WRITTEN TASK: Lines that contain the string "script" are to be copied; leave out all others.

+ + + +

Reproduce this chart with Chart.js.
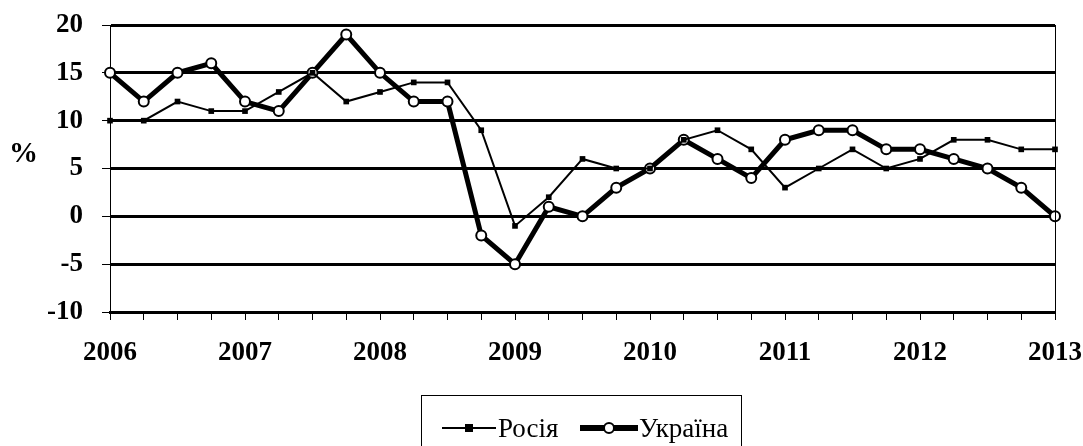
<!DOCTYPE html>
<html>
<head>
<meta charset="utf-8">
<script src="https://cdn.jsdelivr.net/npm/chart.js@4"></script>
<style>
  body { margin: 0; background: #fff; overflow: hidden; }
  #wrap { position: relative; width: 1083px; height: 446px; }
  #pct { position: absolute; left: 9px; top: 136px; font: bold 29px "Liberation Serif", serif; }
  #legend { position: absolute; left: 421px; top: 395px; width: 321px; height: 60px;
    border: 1px solid #000; box-sizing: border-box; font: 27px "Liberation Serif", serif; }
  .item { position: absolute; top: 17px; height: 30px; }
  .line { position: absolute; background: #000; }
  .mark { position: absolute; background: #000; }
  .label { position: absolute; top: 0; white-space: nowrap; line-height: 30px; }
</style>
</head>
<body>
<div id="wrap">
  <canvas id="chart" width="1083" height="446"></canvas>
  <div id="pct">%</div>
  <div id="legend">
    <div class="item" style="left:20px">
      <div class="line" style="left:0;top:14px;width:54px;height:2px"></div>
      <div class="mark" style="left:23px;top:11px;width:8px;height:8px"></div>
      <div class="label" style="left:56px">Росія</div>
    </div>
    <div class="item" style="left:158px">
      <div class="line" style="left:0;top:12px;width:58px;height:6px"></div>
      <div class="mark" style="left:23px;top:9px;width:8px;height:8px;border:2px solid #000;background:#fff;border-radius:50%"></div>
      <div class="label" style="left:59px">Україна</div>
    </div>
  </div>
</div>
<script>
// Years on the x axis (quarterly points between them)
const years = ['2006', '2007', '2008', '2009', '2010', '2011', '2012', '2013'];

// Quarterly values, %
const russia = [10, 10, 12, 11, 11, 13, 15, 12, 13, 14, 14, 9, -1, 2, 6, 5, 5, 8, 9, 7, 3, 5, 7, 5, 6, 8, 8, 7, 7];
const ukraine = [15, 12, 15, 16, 12, 11, 15, 19, 15, 12, 12, -2, -5, 1, 0, 3, 5, 8, 6, 4, 8, 9, 9, 7, 7, 6, 5, 3, 0];

const yMin = -10;
const yMax = 20;
const yStep = 5;

// One label per quarter, year text only at the start of each year
const labels = [];
years.forEach((y, i) => {
    labels.push(y);
    if (i < years.length - 1) labels.push('', '', '');
});

const serif = '"Liberation Serif", serif';

// Thin frame line on the right edge of the plot
const rightBorder = {
    id: 'rightBorder',
    afterDraw(chart) {
        const a = chart.chartArea;
        const c = chart.ctx;
        c.save();
        c.strokeStyle = '#000';
        c.lineWidth = 1;
        c.beginPath();
        c.moveTo(Math.round(a.right) + 0.5, a.top);
        c.lineTo(Math.round(a.right) + 0.5, a.bottom);
        c.stroke();
        c.restore();
    }
};

new Chart(document.getElementById('chart'), {
    type: 'line',
    data: {
        labels: labels,
        datasets: [
            {
                label: 'Україна',
                data: ukraine,
                borderColor: '#000',
                borderWidth: 5,
                pointStyle: 'circle',
                pointRadius: 5,
                pointBackgroundColor: '#fff',
                pointBorderColor: '#000',
                pointBorderWidth: 2,
                tension: 0,
                order: 2
            },
            {
                label: 'Росія',
                data: russia,
                borderColor: '#000',
                borderWidth: 2,
                pointStyle: 'rect',
                pointRadius: 4,
                pointBackgroundColor: '#000',
                pointBorderColor: '#000',
                pointBorderWidth: 0,
                tension: 0,
                order: 1
            }
        ]
    },
    options: {
        responsive: false,
        animation: false,
        layout: { padding: { left: 0, right: 28, top: 25, bottom: 84 } },
        plugins: {
            legend: { display: false },
            tooltip: { enabled: false }
        },
        scales: {
            x: {
                offset: false,
                afterFit: s => {
                    s.height = 50;
                    s.paddingLeft = 0;
                    s.paddingRight = 0;
                },
                grid: {
                    drawOnChartArea: false,
                    drawTicks: true,
                    tickLength: 8,
                    color: '#000',
                    lineWidth: 1
                },
                border: { display: true, color: '#000', width: 3 },
                ticks: {
                    autoSkip: false,
                    maxRotation: 0,
                    color: '#000',
                    padding: 17,
                    font: { family: serif, size: 27, weight: 'bold' }
                }
            },
            y: {
                min: yMin,
                max: yMax,
                afterFit: s => {
                    s.width = 110;
                    s.paddingTop = 0;
                    s.paddingBottom = 0;
                },
                grid: {
                    color: '#000',
                    lineWidth: 3,
                    tickLength: 8,
                    tickWidth: 1,
                    tickColor: '#000'
                },
                border: { display: true, color: '#000', width: 1 },
                ticks: {
                    stepSize: yStep,
                    color: '#000',
                    padding: 19,
                    font: { family: serif, size: 27, weight: 'bold' }
                }
            }
        }
    },
    plugins: [rightBorder]
});
</script>
</body>
</html>
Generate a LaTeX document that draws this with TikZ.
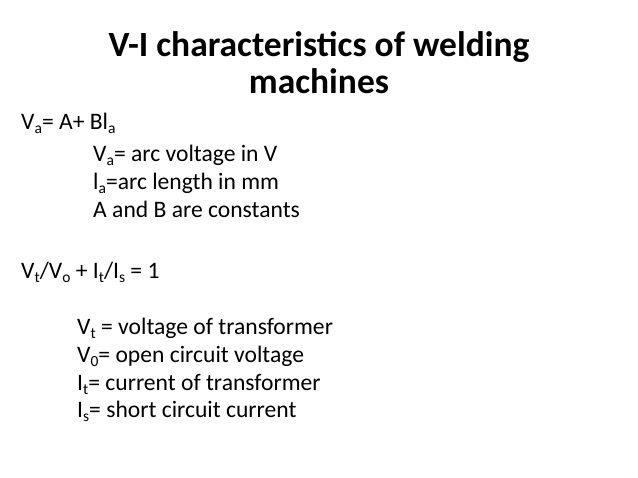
\documentclass[tikz,border=0pt]{standalone}
\usepackage{fontspec}
\setmainfont{Carlito}
\newcommand{\sbx}[1]{\raisebox{-0.35ex}{\fontsize{15.5}{15.5}\selectfont #1}}
\begin{document}
\begin{tikzpicture}[x=1pt,y=-1pt,
  ttl/.style={font=\fontsize{35.5}{40}\selectfont\bfseries,anchor=base,inner sep=0},
  txt/.style={font=\fontsize{23.6}{28}\selectfont,anchor=base west,inner sep=0}]
\fill[white] (0,0) rectangle (638,478);
\node[ttl] (t1) at (319,57) {V-I characteristics of welding};
\node[ttl] (t2) at (319,94) {machines};
\node[txt] (a1) at (21,130) {V\sbx{a}= A+ Bl\sbx{a}};
\node[txt] (a2) at (93,162) {V\sbx{a}= arc voltage in V};
\node[txt] (a3) at (93,190) {l\sbx{a}=arc length in mm};
\node[txt] (a4) at (93,218) {A and B are constants};
\node[txt] (b1) at (21,279) {V\sbx{t}/V\sbx{o} + I\sbx{t}/I\sbx{s} = 1};
\node[txt] (c1) at (77,335) {V\sbx{t} = voltage of transformer};
\node[txt] (c2) at (77,363) {V\sbx{0}= open circuit voltage};
\node[txt] (c3) at (77,391) {I\sbx{t}= current of transformer};
\node[txt] (c4) at (77,418) {I\sbx{s}= short circuit current};
\end{tikzpicture}
\end{document}
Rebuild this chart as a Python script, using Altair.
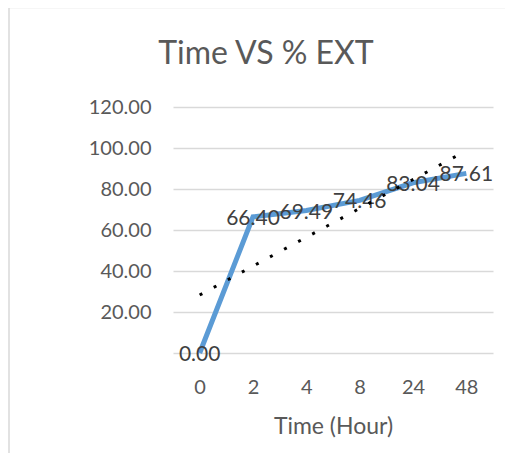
import altair as alt
import pandas as pd

hours = ["0", "2", "4", "8", "24", "48"]
ext_values = [0.00, 66.40, 69.49, 74.46, 83.04, 87.61]
y_ticks = [20, 40, 60, 80, 100, 120]
title_text = "Time VS % EXT"

df = pd.DataFrame({"idx": list(range(len(hours))), "hour": hours, "value": ext_values})
df["label"] = df["value"].map(lambda v: f"{v:.2f}")

FONT = "Lato"
label_expr = "[" + ",".join(f"'{h}'" for h in hours) + "][datum.value]"

W, H = 320, 246
PAD = {"left": 165, "top": 99, "right": 12, "bottom": 100}

x_enc = alt.X(
    "idx:Q",
    scale=alt.Scale(domain=[-0.5, len(hours) - 0.5], nice=False, zero=False),
    axis=alt.Axis(
        values=list(range(len(hours))),
        labelExpr=label_expr,
        title="Time (Hour)",
        grid=False,
        ticks=False,
        domain=True,
        domainColor="#d9d9d9",
        domainWidth=1.3,
        labelFont=FONT,
        labelFontSize=20,
        labelColor="#595959",
        labelPadding=24,
        titleFont=FONT,
        titleFontSize=23,
        titleFontWeight="normal",
        titleColor="#595959",
        titlePadding=18,
    ),
)
y_enc = alt.Y(
    "value:Q",
    scale=alt.Scale(domain=[0, 120], nice=False),
    axis=alt.Axis(
        values=y_ticks,
        format=".2f",
        title=None,
        domain=False,
        ticks=False,
        grid=True,
        gridColor="#d9d9d9",
        gridWidth=1.3,
        labelFont=FONT,
        labelFontSize=20,
        labelColor="#595959",
        labelPadding=22,
    ),
)

base = alt.Chart(df)

line = base.mark_line(color="#5B9BD5", strokeWidth=5, strokeCap="butt").encode(x=x_enc, y=y_enc)

labels = base.mark_text(
    font=FONT, fontSize=21, color="#404040", align="center", baseline="middle", dy=2
).encode(x="idx:Q", y="value:Q", text="label:N")

trend = (
    base.transform_regression("idx", "value", method="linear")
    .mark_line(color="black", strokeWidth=3, strokeDash=[3, 13], strokeCap="butt")
    .encode(x="idx:Q", y="value:Q")
)

title_df = pd.DataFrame({"t": [title_text]})
title = alt.Chart(title_df).mark_text(
    font=FONT, fontSize=32, color="#595959", align="center", baseline="alphabetic"
).encode(x=alt.value(93), y=alt.value(-43), text="t:N")

border_df = pd.DataFrame({"b": [0]})
left_border = alt.Chart(border_df).mark_rule(color="#d9d9d9", strokeWidth=1.5).encode(
    x=alt.value(-164), y=alt.value(-99.5), y2=alt.value(H + PAD["bottom"])
)
top_border = alt.Chart(border_df).mark_rule(color="#d9d9d9", strokeWidth=1.5).encode(
    x=alt.value(-164), x2=alt.value(W + PAD["right"]), y=alt.value(-99.5)
)

chart = (
    alt.layer(left_border, top_border, line, labels, trend, title)
    .properties(
        width=W,
        height=H,
        autosize=alt.AutoSizeParams(type="none"),
        padding=PAD,
        background="white",
    )
    .configure_view(stroke=None)
)

chart.save("out.html", embed_options={"renderer": "svg", "actions": False})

+ + + +

RESPONSE FOR THIS EXERCISE:
<script src="https://cdn.jsdelivr.net/npm/chart.js@4"></script>
<script>
</script>
Rebuild this chart as a Python script, using Altair.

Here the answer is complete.